>> begin COLLECTED MATERIAL
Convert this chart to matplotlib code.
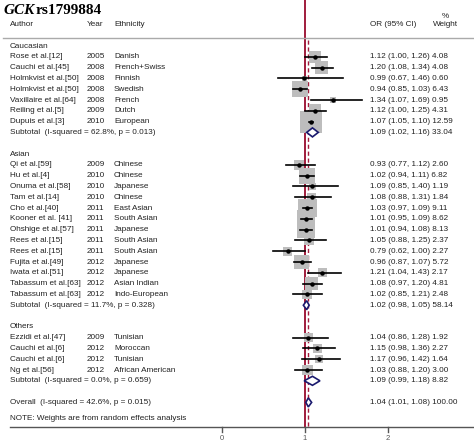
import matplotlib
matplotlib.use("Agg")
import matplotlib.pyplot as plt
from matplotlib.patches import Rectangle, Polygon

authors = ["Rose et al.[12]","Cauchi et al.[45]","Holmkvist et al.[50]","Holmkvist et al.[50]","Vaxillaire et al.[64]","Reiling et al.[5]","Dupuis et al.[3]",
           "Qi et al.[59]","Hu et al.[4]","Onuma et al.[58]","Tam et al.[14]","Cho et al.[40]","Kooner et al. [41]","Ohshige et al.[57]","Rees et al.[15]","Rees et al.[15]","Fujita et al.[49]","Iwata et al.[51]","Tabassum et al.[63]","Tabassum et al.[63]",
           "Ezzidi et al.[47]","Cauchi et al.[6]","Cauchi et al.[6]","Ng et al.[56]"]
years = [2005,2008,2008,2008,2008,2009,2010, 2009,2010,2010,2010,2011,2011,2011,2011,2011,2012,2012,2012,2012, 2009,2012,2012,2012]
ethn = ["Danish","French+Swiss","Finnish","Swedish","French","Dutch","European",
        "Chinese","Chinese","Japanese","Chinese","East Asian","South Asian","Japanese","South Asian","South Asian","Japanese","Japanese","Asian Indian","Indo-European",
        "Tunisian","Moroccan","Tunisian","African American"]
orv = [1.12,1.20,0.99,0.94,1.34,1.12,1.07, 0.93,1.02,1.09,1.08,1.03,1.01,1.01,1.05,0.79,0.96,1.21,1.08,1.02, 1.04,1.15,1.17,1.03]
lo = [1.00,1.08,0.67,0.85,1.07,1.00,1.05, 0.77,0.94,0.85,0.88,0.97,0.95,0.94,0.88,0.62,0.87,1.04,0.97,0.85, 0.86,0.98,0.96,0.88]
hi = [1.26,1.34,1.46,1.03,1.69,1.25,1.10, 1.12,1.11,1.40,1.31,1.09,1.09,1.08,1.25,1.00,1.07,1.43,1.20,1.21, 1.28,1.36,1.42,1.20]
wt = [4.08,4.08,0.60,6.43,0.95,4.31,12.59, 2.60,6.82,1.19,1.84,9.11,8.62,8.13,2.37,2.27,5.72,2.17,4.81,2.48, 1.92,2.27,1.64,3.00]
groups = ["Caucasian","Asian","Others"]
group_n = [7,13,4]
sub_label = ["Subtotal  (I-squared = 62.8%, p = 0.013)","Subtotal  (I-squared = 11.7%, p = 0.328)","Subtotal  (I-squared = 0.0%, p = 0.659)"]
sub_or = [1.09,1.02,1.09]; sub_lo = [1.02,0.98,0.99]; sub_hi = [1.16,1.05,1.18]; sub_w = [33.04,58.14,8.82]
ov_or, ov_lo, ov_hi = 1.04, 1.01, 1.08
xticks = [0,1,2]

plt.rcParams['font.family'] = ['Liberation Sans', 'DejaVu Sans']
W, H = 474, 442
fig = plt.figure(figsize=(W/100, H/100), dpi=100)
ax = fig.add_axes([0,0,1,1])
PX = 83.0
def X(px): return (px-305)/PX+1
ax.set_xlim(X(0), X(W)); ax.set_ylim(H, 0); ax.axis("off")
fs = 5.9
tc = "#222222"
def row_y(i): return 46 + i*10.8

ax.text(X(3), 11, "GCK", fontsize=11, family="Liberation Serif", va="center", fontweight="bold", fontstyle="italic")
ax.text(X(36), 11, "rs1799884", fontsize=11, family="Liberation Serif", va="center", fontweight="bold")
ax.text(X(10), 25, "Author", fontsize=fs, va="center", color=tc)
ax.text(X(87), 25, "Year", fontsize=fs, va="center", color=tc)
ax.text(X(114), 25, "Ethnicity", fontsize=fs, va="center", color=tc)
ax.text(X(370), 25, "OR (95% CI)", fontsize=fs, va="center", color=tc)
ax.text(X(445), 20, "%\nWeight", fontsize=fs, va="center", ha="center", color=tc, linespacing=1.2)
ax.plot([X(3), X(W)], [38, 38], color="#aaaaaa", lw=1)

ax.plot([1,1],[0,427], color="#a01c3c", lw=1.4, zorder=1)
ax.plot([ov_or,ov_or],[40,427], color="#a01c3c", lw=1, ls=(0,(3,2)), zorder=1)

def diamond(y, c, l, h):
    ax.add_patch(Polygon([(l,y),(c,y-4.5),(h,y),(c,y+4.5)], closed=True, fc="white", ec="#1a1a6e", lw=1.2, zorder=4))

r = 0; k = 0
for g in range(3):
    ax.text(X(10), row_y(r), groups[g], fontsize=fs, va="center", color=tc); r += 1
    for _ in range(group_n[g]):
        y = row_y(r)
        ax.text(X(10), y, authors[k], fontsize=fs, va="center", color=tc)
        ax.text(X(87), y, str(years[k]), fontsize=fs, va="center", color=tc)
        ax.text(X(114), y, ethn[k], fontsize=fs, va="center", color=tc)
        ax.text(X(370), y, f"{orv[k]:.2f} ({lo[k]:.2f}, {hi[k]:.2f}) {wt[k]:.2f}", fontsize=fs, va="center", color=tc)
        s = 6.2*wt[k]**0.5
        ax.add_patch(Rectangle((orv[k]-s/2/PX, y-s/2), s/PX, s, fc="#bdbdbd", ec="none", zorder=2))
        ax.plot([lo[k],hi[k]],[y,y], color="black", lw=1.2, zorder=3)
        ax.plot(orv[k], y, "o", color="black", ms=2.2, zorder=3)
        r += 1; k += 1
    y = row_y(r)
    ax.text(X(10), y, sub_label[g], fontsize=fs, va="center", color=tc)
    ax.text(X(370), y, f"{sub_or[g]:.2f} ({sub_lo[g]:.2f}, {sub_hi[g]:.2f}) {sub_w[g]:.2f}", fontsize=fs, va="center", color=tc)
    diamond(y, sub_or[g], sub_lo[g], sub_hi[g])
    r += 2
y = row_y(r)
ax.text(X(10), y, "Overall  (I-squared = 42.6%, p = 0.015)", fontsize=fs, va="center", color=tc)
ax.text(X(370), y, f"{ov_or:.2f} ({ov_lo:.2f}, {ov_hi:.2f}) 100.00", fontsize=fs, va="center", color=tc)
diamond(y, ov_or, ov_lo, ov_hi)
ax.text(X(10), 418, "NOTE: Weights are from random effects analysis", fontsize=fs, va="center", color=tc)

ax.plot([X(10), X(W)], [427, 427], color="#555555", lw=1)
for t in xticks:
    ax.plot([t,t],[427,432], color="#555555", lw=1)
    ax.text(t, 438, str(t), fontsize=5.5, ha="center", va="center", color="#555555")

fig.savefig("out.png", dpi=100)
>> end COLLECTED MATERIAL
= TASK STATEMENT =
Determine how many lines in the listing above hold the string "matplotlib", then write only the number.

= EXPECTED OUTPUT =
5